Recent studies have revealed significant shortcomings in the work of Google’s flagship generative artificial intelligence models, Gemini 1.5 Pro and 1.5 Flash, as reported by TechCrunch. Google has repeatedly highlighted Gemini’s ability to process massive amounts of data thanks to its large context window, claiming its models can analyze documents that are hundreds of pages long and search for information in video recordings. However, two independent studies have shown that in practice, these models cope much worse with such tasks.
Scientists from UMass Amherst, the Allen Institute for AI, and Princeton University tested Gemini’s ability to answer questions about the content of fiction books. The book submitted for the test contained approximately 260,000 words (about 520 pages). The results were disappointing. Gemini 1.5 Pro answered correctly only 46.7% of the time, and Gemini 1.5 Flash only 20% of the time. Further averaging the results showed that none of the models could achieve accuracy in answering questions above chance. Marzena Karpinska, co-author of the study, noted: “Although models such as Gemini 1.5 Pro can technically handle long contexts, we have seen many cases indicating that the models do not actually understand the content.”
Challenges in Analyzing Multimedia Data
The second study, conducted by scientists at the University of California, Santa Barbara, focused on Gemini 1.5 Flash’s ability to analyze video content, specifically image slides. The results were also unsatisfactory – out of 25 images, the AI gave correct answers only in half of the cases, and with an increase in the number of pictures, the accuracy of the answers dropped to 30%, which casts doubt on the effectiveness of the model in working with multimedia data. We’ll keep you updated on further developments.
However, it is noted that none of the studies went through the peer review process, and moreover, the latest versions of the models with a context of 2 million tokens were not tested. Nonetheless, the findings raise serious questions about the real capabilities of generative AI models in general, and the validity of the tech giants’ marketing claims.
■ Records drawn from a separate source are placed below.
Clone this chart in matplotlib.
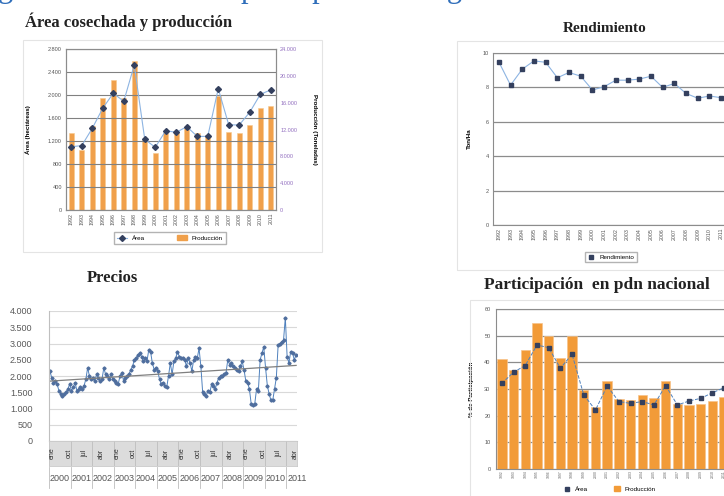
import numpy as np
import matplotlib
matplotlib.use("Agg")
import matplotlib.pyplot as plt
from matplotlib.lines import Line2D
from matplotlib.patches import Patch, Rectangle
from matplotlib.ticker import FuncFormatter

W, H = 724, 496

# --- data ---
years = list(range(1992, 2012))
area_ha = [1100, 1120, 1420, 1770, 2030, 1890, 2520, 1230, 1090, 1380,
           1350, 1450, 1280, 1280, 2110, 1480, 1480, 1700, 2010, 2090]
produccion_t = [11450, 8960, 12550, 16680, 19320, 16680, 22160, 10460, 8470, 11450,
                11450, 12200, 11450, 11200, 16930, 11700, 11450, 12700, 15190, 15540]

rendimiento = [9.48, 8.13, 9.06, 9.54, 9.46, 8.56, 8.87, 8.65, 7.85, 8.04,
               8.42, 8.42, 8.48, 8.65, 8.00, 8.23, 7.65, 7.37, 7.50, 7.40]

part_prod = [41.1, 37.1, 44.6, 54.6, 49.9, 41.5, 49.9, 29.6, 23.4, 33.1,
             26.1, 25.9, 27.8, 26.5, 33.0, 24.4, 24.0, 24.3, 25.6, 26.9]
part_area = [32.1, 36.3, 38.8, 46.5, 45.5, 37.8, 43.0, 27.8, 22.1, 31.1,
             25.3, 24.6, 25.3, 24.0, 31.3, 24.0, 25.5, 26.5, 28.6, 30.5]

# monthly prices, ene 2000 .. jun 2011
precios = [
    2150, 1950, 1800, 1850, 1750, 1550, 1450, 1400, 1450, 1500,
    1600, 1750, 1550, 1650, 1800, 1550, 1600, 1650, 1600, 1700,
    1900, 2250, 2000, 1900, 1950, 1850, 2050, 1950, 1850, 1900,
    2250, 2050, 2000, 1900, 2050, 1900, 1850, 1800, 1750, 2000,
    2100, 1850, 1950, 2000, 2050, 2200, 2300, 2500, 2550, 2650,
    2700, 2600, 2450, 2550, 2450, 2800, 2750, 2400, 2200, 2250,
    2150, 1900, 1750, 1800, 1700, 1650, 2000, 2400, 2050, 2450,
    2550, 2750, 2600, 2550, 2550, 2500, 2300, 2550, 2400, 2150,
    2500, 2600, 2550, 2850, 2300, 1500, 1450, 1400, 1550, 1500,
    1750, 1700, 1600, 1800, 1950, 2000, 2000, 2050, 2100, 2500,
    2350, 2400, 2300, 2250, 2200, 2150, 2300, 2450, 2200, 1850,
    1800, 1600, 1150, 1100, 1150, 1600, 1550, 2500, 2700, 2900,
    2250, 1700, 1450, 1250, 1250, 1600, 1950, 2950, 3000, 3050,
    3100, 3800, 2600, 2400, 2750, 2700, 2500, 2650,
]
mes_labels = ["ene", "oct", "jul", "abr"]
anios_precio = list(range(2000, 2012))


def box(x0, y0, x1, y1):
    return [x0 / W, 1 - y1 / H, (x1 - x0) / W, (y1 - y0) / H]


def miles(v, pos):
    return f"{int(v):,}".replace(",", ".")


plt.rcParams["font.family"] = ["Liberation Sans", "DejaVu Sans"]
fig = plt.figure(figsize=(W / 100, H / 100), dpi=100)

orange = "#F0A04B"
dark = "#34405E"
lightblue = "#8DB4E2"
serif = ["Liberation Serif", "DejaVu Serif"]

# cut-off heading and sub titles
fig.text(-2 / W, 1 + 3 / H, "gráficos del cultivo principal de la región",
         fontsize=22, color="#2F6EBA", family=serif, va="baseline")
fig.text(25 / W, 1 - 22 / H, "Área cosechada y producción", fontsize=12,
         family=serif, fontweight="bold", color="#222222", va="center")
fig.text(605 / W, 1 - 28 / H, "Rendimiento", fontsize=11, family=serif,
         fontweight="bold", color="#222222", ha="center", va="center")
fig.text(112 / W, 1 - 278 / H, "Precios", fontsize=12, family=serif,
         fontweight="bold", color="#222222", ha="center", va="center")
fig.text(597 / W, 1 - 285 / H, "Participación  en pdn nacional", fontsize=12.5,
         family=serif, fontweight="bold", color="#222222", ha="center", va="center")

# faint chart-area frames
for (x0, y0, x1, y1) in [(23, 40, 322, 252), (457, 41, 730, 270), (470, 300, 730, 500)]:
    fig.patches.append(Rectangle((x0 / W, 1 - y1 / H), (x1 - x0) / W, (y1 - y0) / H,
                                 transform=fig.transFigure, fill=False,
                                 edgecolor="#E4E4E4", lw=0.8))

# ---------------- Área cosechada y producción ----------------
x = np.arange(len(years))
ax1 = fig.add_axes(box(66, 49, 276, 210))
ax1b = ax1.twinx()
ax1.bar(x, produccion_t, width=0.45, color=orange, edgecolor="#F7C98E", lw=0.4)
ax1.set_ylim(0, 24000)
ax1.set_yticks(np.arange(0, 24001, 4000))
ax1.yaxis.set_major_formatter(FuncFormatter(miles))
ax1.set_xlim(-0.5, len(years) - 0.5)
ax1.set_xticks(x)
ax1.set_xticklabels([str(y) for y in years], rotation=90, fontsize=3.8, color="#555555")
ax1.tick_params(axis="x", length=0, pad=2)

ax1b.plot(x, area_ha, color=lightblue, lw=0.8, marker="D", ms=3,
          mfc=dark, mec=dark)
ax1b.set_ylim(0, 2800)
ax1b.set_yticks(np.arange(0, 2801, 400))
ax1b.yaxis.set_major_formatter(FuncFormatter(miles))
ax1b.grid(axis="y", color="#808080", lw=0.8)
ax1b.set_axisbelow(True)

# swap sides: area on the left, production on the right
ax1b.yaxis.tick_left()
ax1b.yaxis.set_label_position("left")
ax1.yaxis.tick_right()
ax1.yaxis.set_label_position("right")
ax1b.tick_params(axis="y", labelsize=4, colors="#555555", length=0, pad=3,
                 left=True, labelleft=True, right=False, labelright=False)
ax1.tick_params(axis="y", labelsize=4, colors="#9370C0", length=0, pad=3,
                right=True, labelright=True, left=False, labelleft=False)
ax1b.set_ylabel("Área (hectáreas)", fontsize=4.5, fontweight="bold", labelpad=12)
ax1.set_ylabel("Producción (Toneladas)", fontsize=4.5, fontweight="bold",
               rotation=-90, labelpad=14)
for a in (ax1, ax1b):
    for s in a.spines.values():
        s.set_color("#8C8C8C")
        s.set_linewidth(0.8)

fig.legend(handles=[Line2D([], [], color=lightblue, marker="D", ms=3, mfc=dark, mec=dark, lw=0.8),
                    Patch(color=orange)],
           labels=["Área", "Producción"], loc="center",
           bbox_to_anchor=(170 / W, 1 - 238 / H), ncol=2, fontsize=4.5,
           frameon=True, edgecolor="#A0A0A0", fancybox=False,
           handlelength=1.6, columnspacing=5, borderpad=0.5)

# ---------------- Rendimiento ----------------
ax2 = fig.add_axes(box(493, 53, 727, 225))
ax2.plot(x, rendimiento, color=lightblue, lw=0.8, marker="s", ms=3.2,
         mfc=dark, mec=dark)
ax2.set_ylim(0, 10)
ax2.set_yticks(np.arange(0, 11, 2))
ax2.set_xlim(-0.5, len(years) - 0.5)
ax2.set_xticks(x)
ax2.set_xticklabels([str(y) for y in years], rotation=90, fontsize=3.8, color="#555555")
ax2.tick_params(axis="x", length=0, pad=2)
ax2.tick_params(axis="y", labelsize=4, colors="#555555", length=0, pad=3)
ax2.grid(axis="y", color="#8C8C8C", lw=0.9)
ax2.set_ylabel("Ton/Ha", fontsize=4.5, fontweight="bold", labelpad=8)
for s in ax2.spines.values():
    s.set_color("#8C8C8C")
    s.set_linewidth(0.8)
fig.legend(handles=[Line2D([], [], color="none", marker="s", ms=3.2, mfc=dark, mec=dark)],
           labels=["Rendimiento"], loc="center",
           bbox_to_anchor=(611 / W, 1 - 257 / H), fontsize=4.5,
           frameon=True, edgecolor="#A0A0A0", fancybox=False, handlelength=1.0)

# ---------------- Precios ----------------
n = len(precios)
xm = np.arange(n)
ax3 = fig.add_axes(box(49, 311, 297, 441))
ax3.plot(xm, precios, color="#4F81BD", lw=0.7, marker="D", ms=1.6,
         mfc="#4F6E9E", mec="#4F6E9E")
coef = np.polyfit(xm, precios, 1)
ax3.plot(xm[[0, -1]], np.polyval(coef, xm[[0, -1]]), color="#7F7F7F", lw=0.9)
ax3.set_ylim(0, 4000)
ax3.set_yticks(np.arange(0, 4001, 500))
ax3.yaxis.set_major_formatter(FuncFormatter(miles))
ax3.set_xlim(-0.5, n - 0.5)
ax3.set_xticks([])
ax3.tick_params(axis="y", labelsize=6.5, colors="#595959", length=0, pad=12)
ax3.grid(axis="y", color="#D9D9D9", lw=0.8)
ax3.set_axisbelow(True)
for side in ("top", "right"):
    ax3.spines[side].set_visible(False)
ax3.spines["left"].set_color("#BFBFBF")
ax3.spines["bottom"].set_color("#BFBFBF")

band = fig.add_axes(box(49, 441, 297, 466), sharex=ax3)
band.set_facecolor("#DCDCDC")
band.set_yticks([])
band.tick_params(axis="x", length=0, labelbottom=False)
for s in band.spines.values():
    s.set_color("#C8C8C8")
    s.set_linewidth(0.6)
for k in range(0, n, 9):
    band.text(k + 1.5, 0.5, mes_labels[(k // 9) % 4], rotation=90, fontsize=5,
              color="#333333", ha="center", va="center",
              transform=band.get_xaxis_transform())
for j in range(len(anios_precio) + 1):
    band.axvline(j * 12 - 0.5, color="#BDBDBD", lw=0.6)
yr_t = ax3.get_xaxis_transform()
for j, yv in enumerate(anios_precio):
    ax3.text(j * 12 + 5.5, -0.285, str(yv), transform=yr_t, fontsize=6.5,
             color="#555555", ha="center", va="center", clip_on=False)
    ax3.plot([j * 12 - 0.5] * 2, [-0.2, -0.36], transform=yr_t, color="#BDBDBD",
             lw=0.6, clip_on=False)

# ---------------- Participación en pdn nacional ----------------
ax4 = fig.add_axes(box(496, 309, 730, 469))
ax4.bar(x, part_prod, width=0.8, color="#F29B38", edgecolor="#F7C38A", lw=0.5)
ax4.plot(x, part_area, color="#4F81BD", lw=0.7, ls="--", marker="s", ms=3.2,
         mfc=dark, mec=dark)
ax4.set_ylim(0, 60)
ax4.set_yticks(np.arange(0, 61, 10))
ax4.set_xlim(-0.5, len(years) - 0.5)
ax4.set_xticks(x)
ax4.set_xticklabels([str(y) for y in years], rotation=90, fontsize=2.5, color="#666666")
ax4.tick_params(axis="x", length=0, pad=1)
ax4.tick_params(axis="y", labelsize=4, colors="#555555", length=0, pad=4)
ax4.grid(axis="y", color="#8C8C8C", lw=0.9)
ax4.set_axisbelow(True)
ax4.set_ylabel("% de Participación", fontsize=4.5, fontweight="bold", labelpad=7)
for s in ax4.spines.values():
    s.set_color("#8C8C8C")
    s.set_linewidth(0.8)
fig.legend(handles=[Line2D([], [], color="none", marker="s", ms=3, mfc=dark, mec=dark),
                    Patch(color="#F29B38")],
           labels=["Área", "Producción"], loc="center",
           bbox_to_anchor=(610 / W, 1 - 489 / H), ncol=2, fontsize=4.5,
           frameon=False, handlelength=1.0, columnspacing=4)

fig.savefig("out.png", dpi=100)
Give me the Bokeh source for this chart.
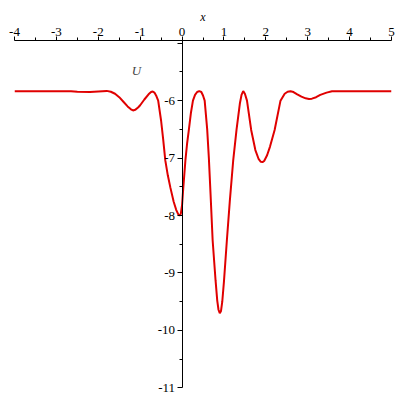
from bokeh.plotting import figure
from bokeh.models import Range1d, LinearAxis, FixedTicker, Label
from bokeh.embed import file_html
from bokeh.resources import INLINE

x_vals = [-4.0, -3.0, -2.65, -2.5, -2.2, -2.0, -1.8, -1.7, -1.6, -1.5, -1.4, -1.3,
          -1.22, -1.17, -1.12, -1.05, -1.0, -0.9, -0.8, -0.74, -0.7, -0.66, -0.62,
          -0.57, -0.5, -0.45, -0.40, -0.34, -0.28, -0.2, -0.14, -0.09, -0.06, -0.03,
          0.0, 0.03, 0.08, 0.12, 0.16, 0.21, 0.26, 0.31, 0.36, 0.41, 0.46, 0.50,
          0.54, 0.60, 0.64, 0.68, 0.73, 0.80, 0.84, 0.87, 0.90, 0.93, 0.96, 1.0,
          1.07, 1.14, 1.22, 1.30, 1.38, 1.42, 1.46, 1.50, 1.55, 1.65, 1.75, 1.83,
          1.88, 1.92, 1.96, 2.03, 2.1, 2.21, 2.35, 2.45, 2.52, 2.59, 2.66, 2.75,
          2.85, 2.95, 3.03, 3.1, 3.2, 3.3, 3.45, 3.58, 5.0]
u_vals = [-5.835, -5.835, -5.835, -5.845, -5.85, -5.84, -5.83, -5.845, -5.88, -5.94,
          -6.02, -6.10, -6.15, -6.17, -6.16, -6.12, -6.08, -5.98, -5.89, -5.85,
          -5.84, -5.86, -5.91, -6.0, -6.35, -6.68, -7.04, -7.3, -7.51, -7.76, -7.9,
          -7.98, -8.0, -7.97, -7.82, -7.51, -7.04, -6.75, -6.52, -6.22, -6.0,
          -5.9, -5.85, -5.835, -5.85, -5.91, -6.0, -6.5, -7.0, -7.62, -8.43,
          -9.13, -9.48, -9.64, -9.70, -9.66, -9.50, -9.15, -8.43, -7.75, -7.05,
          -6.51, -6.05, -5.9, -5.835, -5.88, -6.0, -6.51, -6.86, -7.02, -7.065,
          -7.07, -7.05, -6.95, -6.8, -6.51, -6.0, -5.88, -5.845, -5.835, -5.85,
          -5.89, -5.93, -5.96, -5.97, -5.965, -5.94, -5.9, -5.86, -5.835, -5.835]

x_ticks = [-4, -3, -2, -1, 0, 1, 2, 3, 4, 5]
x_minor = [-3.5, -2.5, -1.5, -0.5, 0.5, 1.5, 2.5, 3.5, 4.5]
y_ticks = [-5, -6, -7, -8, -9, -10, -11]
y_minor = [-5.5, -6.5, -7.5, -8.5, -9.5, -10.5]

FONT = "Liberation Serif"

p = figure(width=400, height=400, output_backend="svg", toolbar_location=None,
           x_range=Range1d(-4, 5), y_range=Range1d(-11.15, -4.953),
           x_axis_location=None, y_axis_location=None,
           min_border_left=14, min_border_right=9, min_border_top=40,
           min_border_bottom=4)
p.outline_line_color = None
p.xgrid.visible = False
p.ygrid.visible = False
p.background_fill_color = "white"
p.border_fill_color = "white"

xa = LinearAxis(ticker=FixedTicker(ticks=x_ticks, minor_ticks=x_minor))
xa.major_label_overrides = {t: str(t) for t in x_ticks}
xa.major_tick_out = 4
xa.major_tick_in = 0
xa.minor_tick_out = 3
xa.minor_tick_in = 0
xa.major_label_standoff = 1
xa.major_label_text_font = FONT
xa.major_label_text_font_size = "13px"
xa.major_label_text_color = "black"
xa.axis_line_color = "black"
xa.axis_label = "x"
xa.axis_label_text_font = FONT
xa.axis_label_text_font_style = "italic"
xa.axis_label_text_font_size = "12px"
xa.axis_label_standoff = 1
xa.axis_label_text_color = "black"
p.add_layout(xa, "above")

ya = LinearAxis(ticker=FixedTicker(ticks=y_ticks, minor_ticks=y_minor))
ya.major_label_overrides = {t: ("" if t == -5 else str(t)) for t in y_ticks}
ya.fixed_location = 0
ya.bounds = (-11, -4.953)
ya.major_tick_out = 5
ya.major_tick_in = 0
ya.minor_tick_out = 3
ya.minor_tick_in = 0
ya.major_label_standoff = 2
ya.major_label_text_font = FONT
ya.major_label_text_font_size = "13px"
ya.major_label_text_color = "black"
ya.axis_line_color = "black"
p.add_layout(ya, "left")

p.line(x_vals, u_vals, line_color="#e00000", line_width=2)

p.add_layout(Label(x=-1.09, y=-5.48, text="U", text_font=FONT,
                   text_font_style="italic", text_font_size="13px",
                   text_align="center", text_baseline="middle"))

open("out.html", "w").write(file_html(p, INLINE))
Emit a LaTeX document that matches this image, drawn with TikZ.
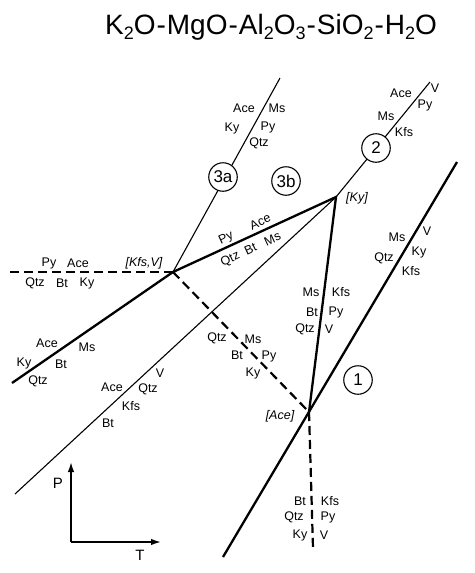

This research comes amid growing skepticism about generative AI, notes NIXsolutions. Recent surveys by the international consulting company Boston Consulting Group showed that about half of the senior executives surveyed do not expect a significant increase in productivity from using generative AI and are concerned about possible errors and data security problems. Experts are calling for the development of more objective criteria for assessing the capabilities of AI and for greater attention and independent criticism. Google has not yet commented on the results of these studies.